→ WRITTEN PROBLEM
Skip pictures; extract every line from the one with "Recreate this image" through the one with "import plotly.graph_objects as go", exactly as written.

Begin INFORMATION SUPPLIED

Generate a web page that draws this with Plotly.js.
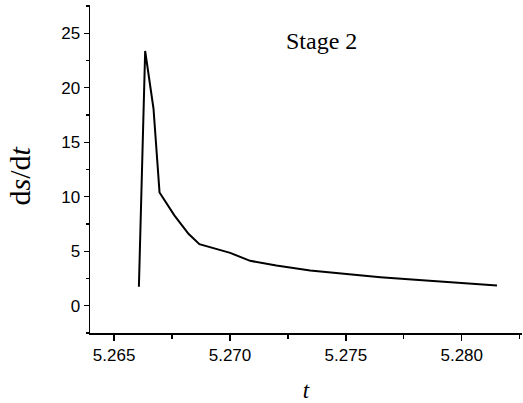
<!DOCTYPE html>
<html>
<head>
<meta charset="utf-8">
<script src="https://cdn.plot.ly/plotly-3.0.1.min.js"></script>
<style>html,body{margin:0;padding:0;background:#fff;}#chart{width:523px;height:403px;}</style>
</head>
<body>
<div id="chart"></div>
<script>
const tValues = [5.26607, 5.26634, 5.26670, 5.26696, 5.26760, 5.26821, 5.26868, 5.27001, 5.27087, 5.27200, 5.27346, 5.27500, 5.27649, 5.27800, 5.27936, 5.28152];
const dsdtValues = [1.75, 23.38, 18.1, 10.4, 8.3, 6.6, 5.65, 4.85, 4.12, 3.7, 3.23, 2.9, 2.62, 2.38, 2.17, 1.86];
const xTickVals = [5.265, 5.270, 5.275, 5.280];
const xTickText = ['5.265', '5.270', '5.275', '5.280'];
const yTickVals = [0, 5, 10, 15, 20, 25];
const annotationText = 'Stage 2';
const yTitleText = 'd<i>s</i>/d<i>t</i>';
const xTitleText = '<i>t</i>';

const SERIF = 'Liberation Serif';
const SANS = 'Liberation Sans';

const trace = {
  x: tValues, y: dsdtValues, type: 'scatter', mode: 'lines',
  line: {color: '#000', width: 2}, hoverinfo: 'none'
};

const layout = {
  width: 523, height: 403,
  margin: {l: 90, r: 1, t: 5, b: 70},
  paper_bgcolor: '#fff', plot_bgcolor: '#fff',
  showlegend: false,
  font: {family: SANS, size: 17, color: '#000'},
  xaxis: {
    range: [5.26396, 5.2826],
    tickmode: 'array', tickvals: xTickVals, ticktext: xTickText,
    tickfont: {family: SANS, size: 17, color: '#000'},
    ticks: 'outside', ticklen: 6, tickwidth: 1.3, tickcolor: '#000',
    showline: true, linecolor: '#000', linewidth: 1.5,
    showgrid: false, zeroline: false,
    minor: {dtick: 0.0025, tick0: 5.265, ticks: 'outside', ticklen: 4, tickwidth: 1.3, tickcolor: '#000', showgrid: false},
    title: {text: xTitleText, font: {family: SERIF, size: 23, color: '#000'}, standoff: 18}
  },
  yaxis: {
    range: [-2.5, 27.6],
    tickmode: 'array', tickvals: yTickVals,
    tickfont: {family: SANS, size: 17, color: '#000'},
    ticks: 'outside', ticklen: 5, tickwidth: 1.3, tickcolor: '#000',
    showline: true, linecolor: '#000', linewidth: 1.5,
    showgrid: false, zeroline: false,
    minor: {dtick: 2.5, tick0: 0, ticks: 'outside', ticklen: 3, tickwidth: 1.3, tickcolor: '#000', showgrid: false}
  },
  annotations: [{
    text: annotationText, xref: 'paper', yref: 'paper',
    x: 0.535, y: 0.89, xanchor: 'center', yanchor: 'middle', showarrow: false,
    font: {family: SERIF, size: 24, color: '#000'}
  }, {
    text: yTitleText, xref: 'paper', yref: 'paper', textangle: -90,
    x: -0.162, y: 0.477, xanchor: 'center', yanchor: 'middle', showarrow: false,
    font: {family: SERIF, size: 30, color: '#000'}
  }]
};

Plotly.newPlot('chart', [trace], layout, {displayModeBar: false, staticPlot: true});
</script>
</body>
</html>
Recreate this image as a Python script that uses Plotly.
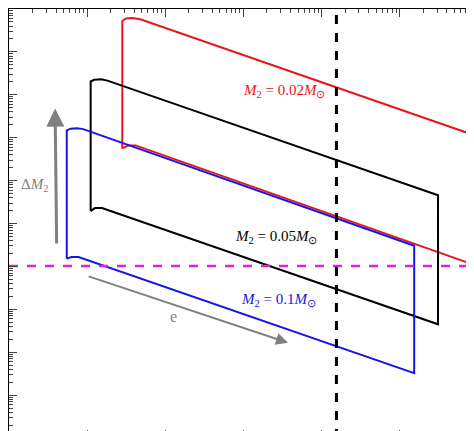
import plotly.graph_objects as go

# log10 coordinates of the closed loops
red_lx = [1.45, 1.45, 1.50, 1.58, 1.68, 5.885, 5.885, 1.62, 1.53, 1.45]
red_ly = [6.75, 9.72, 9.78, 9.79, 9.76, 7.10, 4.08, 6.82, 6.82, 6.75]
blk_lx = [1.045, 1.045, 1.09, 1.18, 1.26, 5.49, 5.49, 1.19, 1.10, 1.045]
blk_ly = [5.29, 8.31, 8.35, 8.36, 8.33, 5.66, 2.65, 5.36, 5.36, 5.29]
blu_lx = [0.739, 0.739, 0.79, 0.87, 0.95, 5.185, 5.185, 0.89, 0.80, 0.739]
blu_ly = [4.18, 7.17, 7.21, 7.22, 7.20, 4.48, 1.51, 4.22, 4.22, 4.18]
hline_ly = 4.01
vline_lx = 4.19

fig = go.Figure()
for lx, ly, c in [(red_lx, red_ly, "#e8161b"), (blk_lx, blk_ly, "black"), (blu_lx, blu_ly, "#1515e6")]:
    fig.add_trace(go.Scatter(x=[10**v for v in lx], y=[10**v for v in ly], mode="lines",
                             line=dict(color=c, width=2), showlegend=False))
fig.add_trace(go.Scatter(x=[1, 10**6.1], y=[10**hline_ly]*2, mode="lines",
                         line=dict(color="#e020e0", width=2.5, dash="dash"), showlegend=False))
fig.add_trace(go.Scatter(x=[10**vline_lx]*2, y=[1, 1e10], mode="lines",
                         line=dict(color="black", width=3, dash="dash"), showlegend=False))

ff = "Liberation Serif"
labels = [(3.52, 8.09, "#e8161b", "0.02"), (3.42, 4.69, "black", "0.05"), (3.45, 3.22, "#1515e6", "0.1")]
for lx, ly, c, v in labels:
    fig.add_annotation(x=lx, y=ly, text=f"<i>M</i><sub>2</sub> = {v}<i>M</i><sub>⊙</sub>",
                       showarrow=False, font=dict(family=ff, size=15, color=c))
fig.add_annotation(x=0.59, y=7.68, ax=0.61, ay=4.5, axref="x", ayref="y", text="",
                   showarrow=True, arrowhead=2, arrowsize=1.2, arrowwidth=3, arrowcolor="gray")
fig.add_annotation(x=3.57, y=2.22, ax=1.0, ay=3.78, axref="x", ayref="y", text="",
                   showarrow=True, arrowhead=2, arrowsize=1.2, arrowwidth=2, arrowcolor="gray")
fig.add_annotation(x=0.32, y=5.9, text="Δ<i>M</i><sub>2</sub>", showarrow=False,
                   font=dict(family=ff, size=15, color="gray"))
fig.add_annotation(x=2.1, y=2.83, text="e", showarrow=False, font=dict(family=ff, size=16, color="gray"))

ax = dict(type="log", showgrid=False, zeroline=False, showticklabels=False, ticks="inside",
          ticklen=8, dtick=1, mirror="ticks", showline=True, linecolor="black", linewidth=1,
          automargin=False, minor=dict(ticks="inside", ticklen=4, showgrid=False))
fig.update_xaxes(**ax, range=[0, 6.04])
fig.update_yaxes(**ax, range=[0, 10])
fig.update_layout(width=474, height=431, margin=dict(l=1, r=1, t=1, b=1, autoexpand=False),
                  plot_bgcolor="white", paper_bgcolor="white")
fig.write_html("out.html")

End INFORMATION SUPPLIED

→ THE OUTPUT
Recreate this image as a Python script that uses Plotly.
import plotly.graph_objects as go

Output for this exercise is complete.